Its a small point, but this sort of pathetic design kills me. If the clip was good, I'd put the two clips per knife thing aside, but its crappy, pokey and ugly.
Lock: 2
Tri-Ad lock rocks. This knife stinks. Even a great lock can't save it, especially when the spring on this thing requires a ton of pressure to disengage the lock. I am not even going to bother taking the point off for that because the fact that the Tri-Ad lock keeps this thing held open (even if there is a price to pay for that) is a miracle.
Overall Score: 8 out of 20
If you want to have fun with a big ole hunk o' steel, get a Becker BK-9 from Kabar. That thing is bigger, badder, and bolder than the Espada XL. Once the gleeful novelty of a 7 1/2 inch folder wears off, which it will in about five minutes, you are left with a mess of a knife. It does quite well as a pizza cutter and I would imagine it is all kinds of stabby. But this is not a fun knife, not a good knife, hell its barely a knife.
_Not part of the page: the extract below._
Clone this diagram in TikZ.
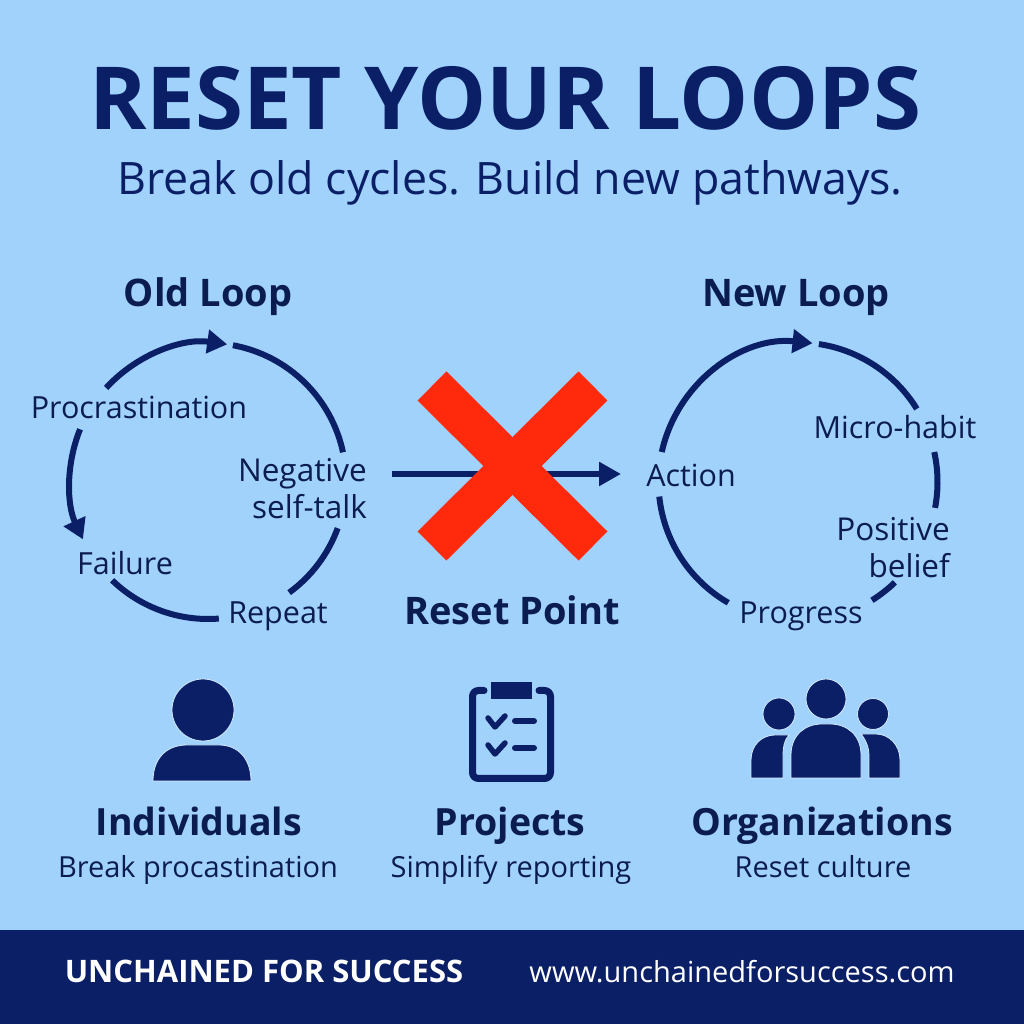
\documentclass[tikz,border=0pt]{standalone}
\usepackage{fontspec}
\setmainfont{Open Sans}
\usetikzlibrary{arrows.meta}
\definecolor{skybg}{HTML}{A1D2FC}
\definecolor{navy}{HTML}{0A1F66}
\definecolor{inkblue}{HTML}{0B1C50}
\definecolor{crossred}{HTML}{FF2A0C}
\definecolor{halo}{HTML}{D4EBFD}
\tikzset{
  title/.style={anchor=base,text=navy,font=\fontsize{87}{87}\selectfont\bfseries},
  subtitle/.style={anchor=base,text=navy,font=\fontsize{44.7}{45}\selectfont},
  loophead/.style={anchor=base,text=inkblue,font=\fontsize{38}{38}\selectfont\bfseries},
  looplabel/.style={anchor=base,text=inkblue,inner sep=0pt,font=\fontsize{30.5}{37}\selectfont},
  twoline/.style={looplabel,anchor=east,align=right,font=\fontsize{31.5}{37}\selectfont},
  grouphead/.style={anchor=base,text=inkblue,font=\fontsize{37.5}{38}\selectfont\bfseries},
  groupsub/.style={anchor=base,text=inkblue,font=\fontsize{29}{29}\selectfont},
  loopline/.style={draw=navy,line width=6pt},
  looparrow/.style={loopline,-{Triangle[length=20pt,width=23pt]}},
  iconfill/.style={fill=navy,draw=halo,line width=0.8pt},
  iconline/.style={draw=navy,line cap=round,line join=round}
}
\begin{document}
\begin{tikzpicture}[x=1pt,y=1pt]
\useasboundingbox (0,0) rectangle (1024,1024);
\fill[skybg] (0,0) rectangle (1024,1024);
\fill[navy] (0,0) rectangle (1024,94);

\node[title] (maintitle) at (505,894) {RESET YOUR LOOPS};
\node[subtitle] (tagline) at (510,829) {Break old cycles. Build new pathways.};

\node[loophead] (oldhead) at (208,717) {Old Loop};
\node[loophead] (newhead) at (796,717) {New Loop};
\node[loophead] (resethead) at (512,399) {Reset Point};

\coordinate (oldc) at (208,543);
\coordinate (newc) at (798,542);

\draw[looparrow] ([shift={(oldc)}]137.6:138) arc (137.6:82:138);
\draw[loopline] ([shift={(oldc)}]79.6:138) arc (79.6:12:138);
\draw[loopline] ([shift={(oldc)}]-20:138) arc (-20:-54:138);
\draw[loopline] ([shift={(oldc)}]-85.5:138) arc (-85.5:-134:138);
\draw[looparrow] ([shift={(oldc)}]158:138) arc (158:205:138);

\node[looplabel] (procrast) at (139,605) {Procrastination};
\node[twoline] (negative) at (367,535) {Negative\\self-talk};
\node[looplabel] (failure) at (125,449) {Failure};
\node[looplabel] (repeatlbl) at (278,400) {Repeat};

\draw[looparrow] ([shift={(newc)}]167.6:139.5) arc (167.6:84:139.5);
\draw[loopline] ([shift={(newc)}]81.4:139.5) arc (81.4:31.6:139.5);
\draw[loopline] ([shift={(newc)}]12.4:139.5) arc (12.4:-10.7:139.5);
\draw[loopline] ([shift={(newc)}]-46:139.5) arc (-46:-58:139.5);
\draw[loopline] ([shift={(newc)}]240:139.5) arc (240:186:139.5);

\node[looplabel] (action) at (691,537) {Action};
\node[looplabel] (microhabit) at (895,585) {Micro-habit};
\node[twoline] (positive) at (950,476) {Positive\\belief};
\node[looplabel] (progress) at (801,400) {Progress};

\coordinate (resetin) at (392,550);
\coordinate (resetout) at (621,550);
\draw[loopline,-{Triangle[length=22pt,width=23pt]}] (resetin) -- (resetout);
\draw[crossred,line width=41pt] (432,638) -- (593,478);
\draw[crossred,line width=41pt] (593,638) -- (432,478);

\fill[iconfill] (203,314) circle (31);
\filldraw[iconfill] (153,243) .. controls (153,264) and (165,279) .. (187,279) -- (219,279)
  .. controls (239,279) and (251,264) .. (251,243) -- cycle;

\draw[iconline,line width=7pt,rounded corners=6pt] (484,333.5) -- (472.5,333.5) -- (472.5,245.5)
  -- (550.5,245.5) -- (550.5,333.5) -- (539,333.5);
\fill[navy] (491,325) rectangle (532,342);
\draw[iconline,line width=5.5pt] (488,306) -- (495,297) -- (505,308);
\draw[iconline,line width=6pt] (515,303) -- (534,303);
\draw[iconline,line width=5.5pt] (488,279) -- (495,270) -- (505,281);
\draw[iconline,line width=6pt] (515,276) -- (534,276);

\filldraw[iconfill] (779,310) circle (16);
\filldraw[iconfill] (873,310) circle (15.5);
\filldraw[iconfill] (826,325) circle (20);
\filldraw[iconfill] (751,246) -- (751,264) .. controls (751,279) and (762,289) .. (775,289) -- (789,289)
  .. controls (784,284) and (783,276) .. (783,269) -- (783,246) -- cycle;
\filldraw[iconfill] (900,246) -- (900,264) .. controls (900,279) and (889,290) .. (876,290) -- (861,290)
  .. controls (866,284) and (869,276) .. (869,269) -- (869,246) -- cycle;
\filldraw[iconfill] (791,246) -- (791,269) .. controls (791,289) and (805,300) .. (822,300) -- (830,300)
  .. controls (847,300) and (861,289) .. (861,269) -- (861,246) -- cycle;

\node[grouphead] (individuals) at (199,188) {Individuals};
\node[grouphead] (projects) at (510,188) {Projects};
\node[grouphead] (organizations) at (822,188) {Organizations};
\node[groupsub] (indsub) at (198,146) {Break procastination};
\node[groupsub] (prosub) at (511,146) {Simplify reporting};
\node[groupsub] (orgsub) at (823,146) {Reset culture};

\node[anchor=base,text=white,font=\fontsize{31}{31}\selectfont\bfseries] (brand) at (264,41) {UNCHAINED FOR SUCCESS};
\node[anchor=base,text=white,font=\fontsize{29}{29}\selectfont] (website) at (742,41) {www.unchainedforsuccess.com};
\end{tikzpicture}
\end{document}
Its either a sword that is broken in the middle or a collection of knife pieces that at one time formed as solidly-built folder. After even a modicum of hard use, the Espada XL was like a totaled car--more useful for its pieces than as the thing it used to be. Skip.
And no, RD, no amount of reasoning will convince me otherwise--even as a fun knife, a ridiculous spectacle of blade this thing is still the knife equivalent of dog shit on your manicured front lawn.